Devlet ve zihniyet kavramları etrafında yazılmış yazılardan oluşan bu kitap üç bölümden meydana geliyor. İlk bölümde temel kavramlar ve onların etrafındaki görüşler ele alınmaktadır. Bir gönül medeniyetinden akılcı tavırlara ve dar görüşlere, tek boyutlu yorumlara, ruh ve zihin tembelliğine nasıl sürüklendiğimiz üzerinde durulurken, kültür mirasımızdan koparılışımızın nasıl bir yürek çöküntüsü ve köksüzler kervanı oluşturduğu da anlatılmaktadır. Bütün bunlara yol açan zihniyet değişikliğine bağlı olarak, yenileşme, yabancılaşma ve aydınlaşma kavramları tartışılmaktadır.

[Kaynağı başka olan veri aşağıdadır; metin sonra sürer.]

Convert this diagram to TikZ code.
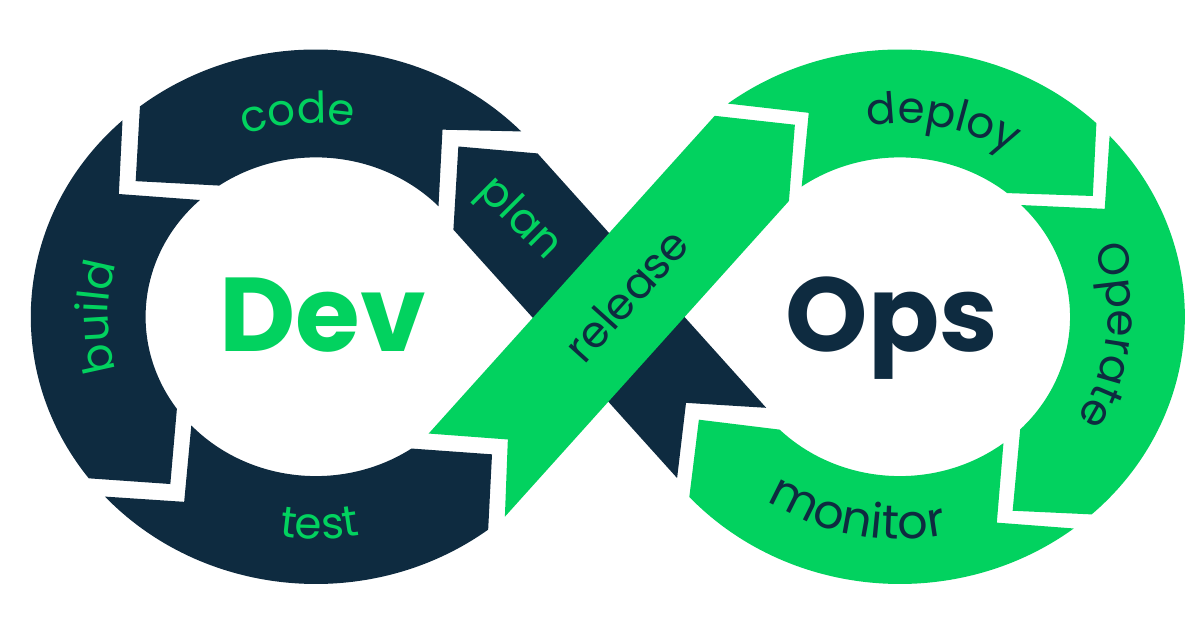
\documentclass[tikz,border=0pt]{standalone}
\usepackage{fontspec}
\setmainfont{Poppins}
\usetikzlibrary{calc,decorations.text}
\definecolor{loopNavy}{HTML}{0E2B40}
\definecolor{loopGreen}{HTML}{02D25F}
\newcommand\lblfont{\fontsize{44}{44}\selectfont}
\newcommand\bigfont{\fontsize{106}{106}\selectfont\bfseries}

\begin{document}
\begin{tikzpicture}[x=1pt,y=-1pt,line join=miter]
\path[fill=white] (0,0) rectangle (1200,630);
\coordinate (dev) at (315,320);
\coordinate (ops) at (905,320);
\tikzset{navyband/.style={fill=loopNavy},greenband/.style={fill=loopGreen},
  ringtext/.style={decorate,decoration={text along path,text align=center,text={#1}}}}
% Dev loop: code, build, test
\path[navyband] ($(dev)+(-128.1:288 and 270)$) -- (133,183) -- ($(dev)+(-124.6:172 and 161)$) arc[start angle=-124.6,end angle=-43.9,x radius=172,y radius=161] -- (443,131) -- ($(dev)+(-43.9:288 and 270)$) arc[start angle=-43.9,end angle=-128.1,x radius=288,y radius=270] -- cycle;
\path[navyband] ($(dev)+(227.3:288 and 270)$) -- (116,196) -- ($(dev)+(227.1:172 and 161)$) arc[start angle=227.1,end angle=144.7,x radius=172,y radius=161] -- (168,489) -- ($(dev)+(142.8:288 and 270)$) arc[start angle=142.8,end angle=227.3,x radius=288,y radius=270] -- cycle;
\path[navyband] ($(dev)+(137.7:288 and 270)$) -- (182,507) -- ($(dev)+(137:172 and 161)$) arc[start angle=137,end angle=55.8,x radius=172,y radius=161] -- (493,459) -- ($(dev)+(52.8:288 and 270)$) arc[start angle=52.8,end angle=137.7,x radius=288,y radius=270] -- cycle;
% Ops loop: deploy, operate, monitor
\path[greenband] ($(ops)+(-127.1:288 and 270)$) -- (813,114) -- ($(ops)+(-125.2:172 and 161)$) arc[start angle=-125.2,end angle=-50.9,x radius=172,y radius=161] -- (1100,198) -- ($(ops)+(-46.4:288 and 270)$) arc[start angle=-46.4,end angle=-127.1,x radius=288,y radius=270] -- cycle;
\path[greenband] ($(ops)+(-42.6:288 and 270)$) -- (1112,211) -- ($(ops)+(-44.5:172 and 161)$) arc[start angle=-44.5,end angle=45,x radius=172,y radius=161] -- (1019,516) -- ($(ops)+(47.7:288 and 270)$) arc[start angle=47.7,end angle=-42.6,x radius=288,y radius=270] -- cycle;
\path[greenband] ($(ops)+(52.4:288 and 270)$) -- (1003,528) -- ($(ops)+(52.5:172 and 161)$) arc[start angle=52.5,end angle=134.9,x radius=172,y radius=161] -- (702,424) -- ($(ops)+(137.6:288 and 270)$) arc[start angle=137.6,end angle=52.4,x radius=288,y radius=270] -- cycle;
% crossing ribbons
\path[navyband] (459,148) -- (539,155) -- (770,412) -- (689,407) -- (680,483) -- (454,232) -- cycle;
\path[greenband] (718,117) -- (799,126) -- (793,203) -- (506,522) -- (509,444) -- (429,438) -- cycle;
% labels
\path[ringtext={|\lblfont\color{loopGreen}|code}] ($(dev)+(-135:210 and 195.5)$) arc[start angle=-135,end angle=-55,x radius=210,y radius=195.5];
\path[ringtext={|\lblfont\color{loopGreen}|build}] ($(dev)+(135:210 and 195.5)$) arc[start angle=135,end angle=225,x radius=210,y radius=195.5];
\path[ringtext={|\lblfont\color{loopGreen}|test}] ($(dev)+(134:239 and 224.5)$) arc[start angle=134,end angle=44,x radius=239,y radius=224.5];
\path[ringtext={|\lblfont\color{loopNavy}|deploy}] ($(ops)+(-118:210 and 195.5)$) arc[start angle=-118,end angle=-38,x radius=210,y radius=195.5];
\path[ringtext={|\lblfont\color{loopNavy}|Operate}] ($(ops)+(-39.6:210 and 195.5)$) arc[start angle=-39.6,end angle=50.4,x radius=210,y radius=195.5];
\path[ringtext={|\fontsize{48}{48}\selectfont\color{loopNavy}|monitor}] ($(ops)+(146.6:239 and 224.5)$) arc[start angle=146.6,end angle=56.6,x radius=239,y radius=224.5];
\node[rotate=-45,text=loopGreen,font=\lblfont] (planlbl) at (520,222) {plan};
\node[rotate=48,text=loopNavy,font=\lblfont] (releaselbl) at (629,298) {release};
\node[anchor=base,text=loopGreen,font=\bigfont] (devword) at (322,355) {Dev};
\node[anchor=base,text=loopNavy,font=\bigfont] (opsword) at (897,355) {Ops};
\end{tikzpicture}
\end{document}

Ortadoğu aktüalitesinin ele alındığı ikinci bölüm, yaşadığımız coğrafyada sözü edilen zihniyet değişiminin tezahürlerini dikkatlere sunmaktır. Çağdaşlaşmak adına İslam ülkelerinin içine düştükleri bunalımlarla çıkmazlardan söz ederken, kaybettiğimiz devlet felsefesini ve üzerinde hiç durmadığımız değer boşluğunu gözden uzak tutmamak gerekiyor.
Edebiyat ve dünya görüşünün, zihniyetle ortaya konan edebi eserlerin birbiriyle kopmaz bağları, kitabın Üçüncü bölümünde ele alınıyor. Çünkü yaşanan, tasarlanan ve hatırlanan bütün hayat parçaları edebiyat eserlerinde kendini gösterir.
Bu kitap, şiir ve romanları kadar denemeleriyle de dikkatleri çeken Mustafa Miyasoğlu'nun düşünür kimliğini ortaya koyan en önemli ve en kapsamlı eseridir. Üçüncü baskıda yeniden gözden geçirilmiştir.